Desconocemos si los procesos de construcción de identidad y su vinculación a trayectorias delictivas persistentes se dan de manera similar en mujeres. Los estudios aquí descritos se centran solo en muestras masculinas. Si bien las mujeres representan un número más bajo en la proporción del sistema de justicia juvenil y la comisión de delitos en general, son un grupo de importancia en la intervención especializada, pues son parte sustantiva de los contextos de desarrollo en que se generan los comportamientos delictivos. En el caso de mujeres, creemos relevante observar experiencias de trauma temprano y crónico, y la relación de este tipo de variables en la construcción de identidad delictiva, así como explorar los significados que tiene para ellas el comportamiento delictivo persistente y la exposición a la violencia, así como explorar la importancia de los vínculos en sus procesos de desadaptación.
Los estudios descritos ponen de manifiesto la necesidad de prevención temprana, siendo necesario adecuar la intervención a las características de la población atendida con intervenciones diferenciadas y especializadas, que incorporen como uno de sus ejes la calidad del vínculo de atención. Es fundamental evitar reforzar identidades fijas y generadoras de daño, atendiendo a la diversidad de necesidades, potenciales y dificultades que presentan los diferentes jóvenes. Para ello es imprescindible generar contextos educativos específicos capaces de responder a esas particularidades.

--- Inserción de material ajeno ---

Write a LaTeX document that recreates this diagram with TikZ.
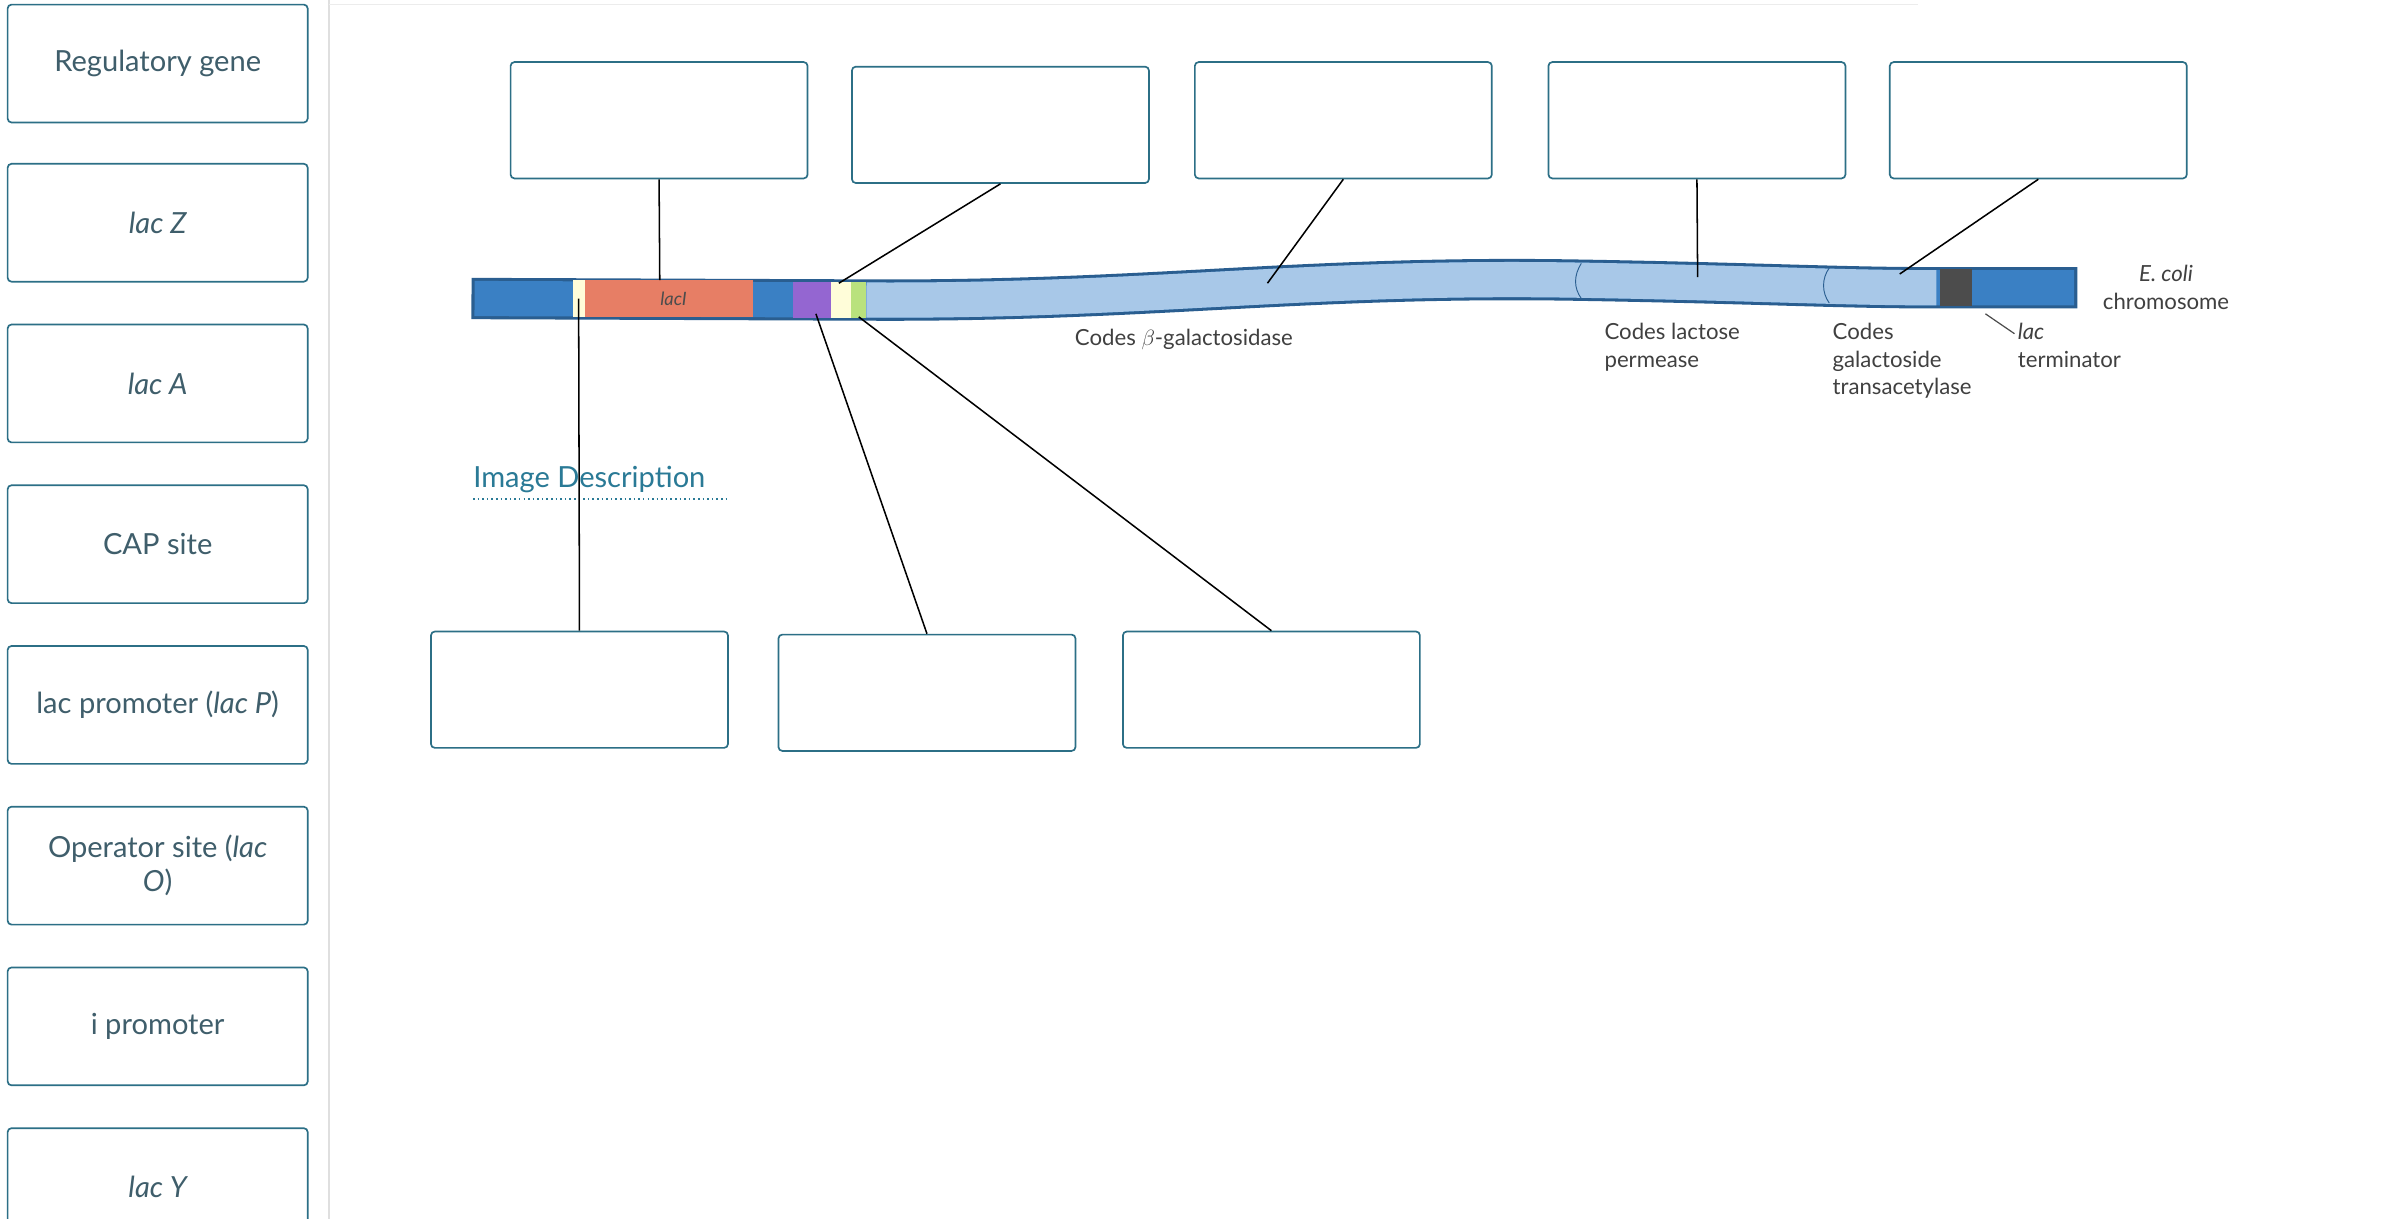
\documentclass[tikz,border=0pt]{standalone}
\usepackage{fontspec}
\setmainfont{Lato}
\begin{document}
\begin{tikzpicture}[x=1pt,y=-1pt,
  box/.style={draw=boxc,line width=1.1pt,rounded corners=2.5pt},
  lbl/.style={text=txtc,font=\fontsize{19}{22}\selectfont,align=center},
  dl/.style={text=black!75,font=\fontsize{14.5}{18}\selectfont,align=left,anchor=north west,inner sep=0},
  con/.style={black,line width=1pt}]
\definecolor{boxc}{HTML}{2C6F86}
\definecolor{txtc}{HTML}{3F5E6B}
\definecolor{chb}{HTML}{3A80C4}
\definecolor{chl}{HTML}{A8C8E8}
\definecolor{chd}{HTML}{2A5E90}
\definecolor{link}{HTML}{2A7A96}
\useasboundingbox[fill=white] (0,0) rectangle (1560,796);
\draw[gray!25,line width=1pt] (215,0) -- (215,796);
\draw[gray!15,line width=1pt] (215,3) -- (1253,3);
% left column
\foreach \t/\y/\n in {{Regulatory gene}/3/L1,{\itshape lac Z}/107/L2,{\itshape lac A}/212/L3,{CAP site}/317/L4,{lac promoter (\textit{lac P})}/422/L5,{Operator site (\textit{lac}\\\textit{O})}/527/L6,{i promoter}/632/L7,{\itshape lac Y}/737/L8}
  {\draw[box] (5,\y) rectangle (201,\y+77);
   \node[lbl] (\n) at (103,\y+38.5) {\t};}
% chromosome
\draw[chd,line width=27pt] (308,195) -- (566,196) .. controls (750,197) and (850,180) .. (1030,183) .. controls (1150,185) and (1200,188) .. (1265,188) -- (1357,188);
\draw[chb,line width=23pt] (310,195) -- (566,196) .. controls (750,197) and (850,180) .. (1030,183) .. controls (1150,185) and (1200,188) .. (1265,188) -- (1355,188);
\draw[chl,line width=23pt] (566,196) .. controls (750,197) and (850,180) .. (1030,183) .. controls (1150,185) and (1200,188) .. (1265,188);
\fill[white!85!yellow] (374,183) rectangle (382,207);
\fill[red!45!brown!70!white] (382,183) rectangle (492,207);
\fill[violet!60!blue!60!white] (518,184) rectangle (543,208);
\fill[yellow!15!white] (543,184) rectangle (556,208);
\fill[yellow!50!green!55!white] (556,184) rectangle (566,208);
\fill[black!70] (1267,176) rectangle (1288,200);
\draw[chd,line width=0.6pt] (1033,172) .. controls (1028,180) and (1028,188) .. (1033,195);
\draw[chd,line width=0.6pt] (1195,175) .. controls (1190,182) and (1190,191) .. (1195,198);
\node[font=\itshape\fontsize{12}{14}\selectfont,text=black!70] (lacI) at (440,195) {lacI};
\node[dl] (t1) at (702,215) {Codes \(\beta\)-galactosidase};
\node[dl] (t2) at (1048,211) {Codes lactose\\permease};
\node[dl] (t3) at (1197,211) {Codes\\galactoside\\transacetylase};
\node[dl] (t4) at (1318,211) {\textit{lac}\\terminator};
\node[dl,align=center,anchor=north] (t5) at (1415,173) {\textit{E. coli}\\chromosome};
\coordinate (lt) at (1297,205); \coordinate (lt2) at (1316,218);
\draw[black!70,line width=0.8pt] (lt) -- (lt2);
\node[text=link,font=\fontsize{19}{22}\selectfont,anchor=west,inner sep=0] (img) at (309,313) {Image Description};
\draw[link,dotted,line width=1pt] (309,326) -- (476,326);
% answer boxes
\foreach \x/\y/\n in {333/40/A,556/43/B,780/40/C,1011/40/D,1234/40/E,281/412/F,508/414/G,733/412/H}
  {\node[box,minimum width=194pt,minimum height=76pt,anchor=north west,inner sep=0] (\n) at (\x,\y) {};}
\coordinate (a) at (431,183); \coordinate (b) at (548,185); \coordinate (c) at (828,185);
\coordinate (d) at (1109,181); \coordinate (e) at (1241,179);
\coordinate (f) at (378,195); \coordinate (g) at (533,205); \coordinate (h) at (561,207);
\draw[con] (A.south) -- (a);
\draw[con] (B.south) -- (b);
\draw[con] (C.south) -- (c);
\draw[con] (D.south) -- (d);
\draw[con] (E.south) -- (e);
\draw[con] (F.north) -- (f);
\draw[con] (G.north) -- (g);
\draw[con] (H.north) -- (h);
\end{tikzpicture}
\end{document}
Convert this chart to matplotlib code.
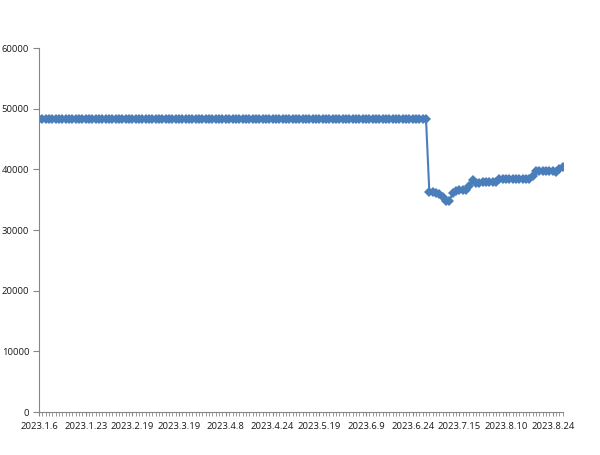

Por último, entendiendo la adolescencia como etapa en que se va configurando el sentido de identidad de forma dinámica, favorecer el desistimiento delictivo es mucho más posible aquí que en edades posteriores, para ello hay que reconocer la variabilidad de factores incidentes en los procesos de desadaptación, reconociendo trayectorias diferenciadas que expresan distintas necesidades y potencialidades en la expresión del comportamiento delictivo y su persistencia. Un desafío para la política pública de atención a la infancia en toda Latinoamérica será crear programas de intervención diferenciada que atiendan las necesidades específicas de los adolescentes que se desarrollan en contextos de riesgo, evitando intervenciones estandarizadas que terminan siendo iatrogénicas al perpetuar la exclusión social y favorecen procesos identitarios desadaptativos.